Esta semana, la escritora Emma Riverola recuerda a aquellos que nunca fueron héroes ni protagonizaron himnos de cantautores.

Una carga de la policía franquista el 8 de febrero de 1976 en el centro de Barcelona. AGUSTÍ CARBONELL

Una carga de la policía franquista el 8 de febrero de 1976 en el centro de Barcelona. AGUSTÍ CARBONELL / AGUSTÍ CARBONELL

Papá, cuéntame otra vez ese cuento tan gris. Ese de los que no protagonizasteis himnos de cantautores ni actos heroicos ni noches de resistencias. Háblame del orden, el sacrificio y la obediencia. Palabras sagradas inculcadas en aulas frías, reglazos en las puntas de los dedos y crucifijo y caudillo como testigos omnipresentes de la doctrina. Háblame de las aventuras del Capitán Trueno y de hazañas bélicas, de infancias a trompicones, zurcidos en los calcetines y más silencios que arengas.  

Cuéntame esa historia de tantos, de muchos, de la mayoría.
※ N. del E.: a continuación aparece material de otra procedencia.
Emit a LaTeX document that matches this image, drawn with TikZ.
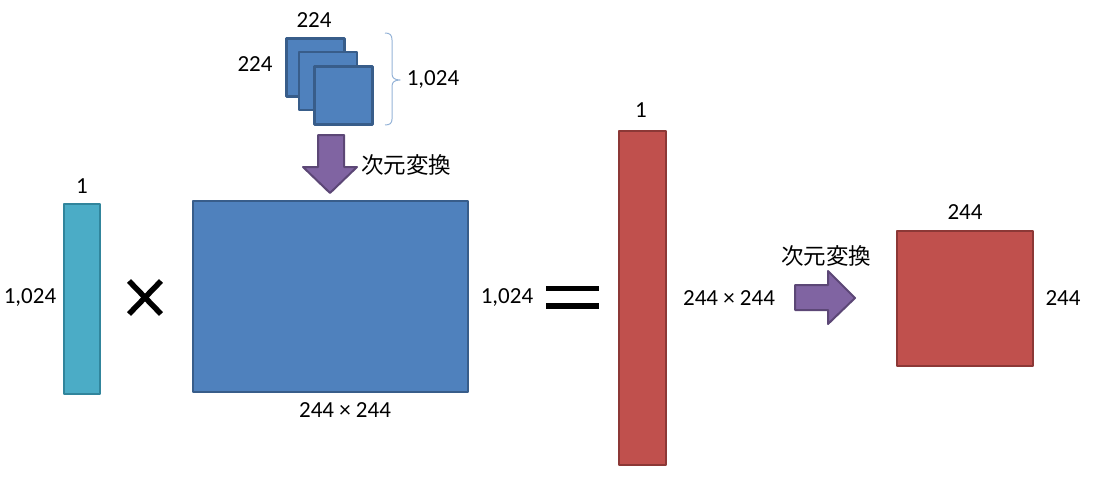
\documentclass[tikz,border=0pt]{standalone}
\usepackage{fontspec}
\setmainfont{Carlito}
\newfontfamily\cjk{Noto Sans CJK JP}
\definecolor{cyanfill}{HTML}{4BACC6}
\definecolor{cyanline}{HTML}{31859C}
\definecolor{bluefill}{HTML}{4F81BD}
\definecolor{blueline}{HTML}{385D8A}
\definecolor{redfill}{HTML}{C0504D}
\definecolor{redline}{HTML}{8C3836}
\definecolor{purplefill}{HTML}{8064A2}
\definecolor{purpleline}{HTML}{5C4776}
\definecolor{bracecol}{HTML}{95B3D7}
\begin{document}
\begin{tikzpicture}[x=1pt,y=-1pt,line join=round,
  lbl/.style={font=\fontsize{23}{26}\selectfont, inner sep=0},
  jlbl/.style={font=\cjk\fontsize{22.5}{26}\selectfont, inner sep=0},
  cyanbox/.style={draw=cyanline, fill=cyanfill, line width=2.5pt, inner sep=0},
  bluebox/.style={draw=blueline, fill=bluefill, line width=2.5pt, inner sep=0},
  redbox/.style={draw=redline, fill=redfill, line width=2.5pt, inner sep=0},
  bigarrow/.style={draw=purpleline, fill=purplefill, line width=2pt},
  opline/.style={line width=5.5pt, black}]
\useasboundingbox (0,0) rectangle (1094,482);

% input vector
\node[cyanbox, minimum width=36, minimum height=190] (vec) at (82,299) {};
\node[lbl] (vecw) at (82,186) {1};
\node[lbl] (vech) at (30,298) {1,024};

% times sign
\coordinate (tA) at (129,281);
\coordinate (tB) at (161,314);
\coordinate (tC) at (129,314);
\coordinate (tD) at (161,281);
\draw[opline] (tA) -- (tB) (tC) -- (tD);

% weight matrix
\node[bluebox, minimum width=275, minimum height=191] (mat) at (330.5,296.5) {};
\node[lbl] (matw) at (345,410) {244 × 244};
\node[lbl] (math) at (507,298) {1,024};

% image stack
\node[bluebox, minimum width=58, minimum height=58] (img1) at (315.5,67.5) {};
\node[bluebox, minimum width=58, minimum height=58] (img2) at (328,81) {};
\node[bluebox, minimum width=58, minimum height=58] (img3) at (343.5,95.5) {};
\node[lbl] (imgw) at (314,20) {224};
\node[lbl] (imgh) at (255,64) {224};
\node[lbl] (imgc) at (433,80) {1,024};
\draw[bracecol, line width=1pt] (385,33) .. controls (390,33) and (392,35) .. (392,40)
  -- (392,74) .. controls (392,78) and (395,80) .. (400,80)
  .. controls (395,80) and (392,82) .. (392,86) -- (392,119)
  .. controls (392,123) and (390,125) .. (385,125);

% down arrow
\draw[bigarrow] (318,135) -- (344,135) -- (344,167) -- (357,167) -- (330,193) -- (303,167) -- (318,167) -- cycle;
\node[jlbl] (conv1) at (406,165) {次元変換};

% equals sign
\coordinate (eA) at (546,288.5);
\coordinate (eB) at (599,288.5);
\coordinate (eC) at (546,306);
\coordinate (eD) at (599,306);
\draw[line width=5.5pt] (eA) -- (eB) (eC) -- (eD);

% output vector
\node[redbox, minimum width=47, minimum height=334] (out) at (642.5,298) {};
\node[lbl] (outw) at (641,110) {1};
\node[lbl] (outh) at (729,298) {244 × 244};

% right arrow
\draw[bigarrow] (795,285) -- (828,285) -- (828,271) -- (855,298) -- (828,324) -- (828,310) -- (795,310) -- cycle;
\node[jlbl] (conv2) at (826,256) {次元変換};

% output image
\node[redbox, minimum width=136, minimum height=135] (res) at (965,298.5) {};
\node[lbl] (resw) at (965,212) {244};
\node[lbl] (resh) at (1063,298) {244};
\end{tikzpicture}
\end{document}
De esos que hicisteis del esfuerzo un credo y de la rectitud una virtud. La letra con sangre entra. El trabajo dignifica. ¿Has pecado, hijo? ¿Pecar? ¿Pecar, padre? ¿Y eso cómo se hace en esta España en blanco y negro de sotanas y beatas? Y Gilda se sacó un guante y la Iglesia amenazó con la excomunión. ¿Cómo se vive en un cuerpo con zonas prohibidas? ¿Cómo se habita la piel que se rechaza, se teme y se castiga? 

Pero tú trabaja, hijo, tú trabaja. Búscate una buena mujer, cásate y funda una familia. Un montón de niños y todos juntos a rezar. Y a obedecer. Y, sobre todo, a trabajar. Porque tú eres el cabeza de familia. Ni siquiera te replanteaste el significado de esa expresión, ¿verdad? No te detuviste a analizarla. Si tú eres la cabeza, ¿qué era ella? Ni siquiera te habría salido la broma fácil. El cabeza, y punto. Para ti, la autoridad (al menos, alguna tenías). Mujer e hijos sujetos a la dependencia y la subordinación.  

Pero por mucha censura, mantilla y aguilucho que hubiera, en el muro empezaron a mostrarse rendijas. Siempre eran otros los que las abrían. Los que sí protagonizaron himnos de cantautores y cuentos tan bonitos, de grises y fascistas, de barricadas y puños en alto. Tú seguías ahí, trabajando, con ese peso en los hombros y esa rectitud que ya se te iba olvidando para qué servía pero que, sin ella, te sentías perder pie. La muleta del cojo, el sostén del cansado.  

Y tu casa empezó a llenarse de pantalones acampanados y minifaldas, de melenas y barbas, de canciones que se interrumpían cuando tú llegabas y panfletos que se ocultaban a toda prisa. ¡A las nueve en casa!, ordenabas. Y se hicieron las nueve y las diez, las once y las… Los topes se fueron deshaciendo, igual que los dobladillos de los tejanos. Y aprendiste a callar. Porque había algo peor que las discusiones: el tener que comerte la autoridad desafiada. A veces, aún tratabas de imponerte. Rebuscabas en el baúl de los recuerdos y soltabas palabras apolilladas que hablaban de orden y obediencia. Y se las llevaba el viento. 

Papá, cuéntame si aquel día de noviembre de hace tanto, con música clásica en las emisoras y el rostro compungido de Arias Navarro -"Españoles, Franco ha muerto"- te pudo la alegría, el respeto o el miedo. Porque vete tú a saber qué pasa ahora. Y te asaltó el hambre hincada en el estómago, las calles derrengadas y el eco de las sirenas. En tu cerebro, el temor grabado como un disco de vinilo.  

Pero llegó un año y otro, y la tele se volvió en color y los desnudos poblaron las portadas y los cantautores llenaron los estadios y vinieron otros que ya no necesitaban dedicar himnos a grises ni fascistas ni al héroe que nunca fuiste. El mundo se te fue tornando un poco incomprensible. De tan libre, de tan descarado. Pero si entonces tocaba eso, eso tocaba. Por algo lo permitían los que mandaban. Y fuiste cambiando. Como tantos, como muchos, como la mayoría. Y buscabas en las papeletas electorales la opción que te ofrecía más confianza. Esos que apelaban al trabajo y la responsabilidad, mientras que las otras palabras sagradas se iban diluyendo en un país que espantaba su pasado.  

Incluso te llegaron las dudas. Porque, al fin, cambiaba todo, pero los apellidos bendecidos siempre eran los mismos. Y empezaste a pensar que quizá el orden, el sacrificio y la obediencia eran el engaño del poderoso para vivir tranquilo. Para tu sumisión, la de muchos, la de la mayoría. Esa que nunca se recordaría en canciones ni en cuentos heroicos.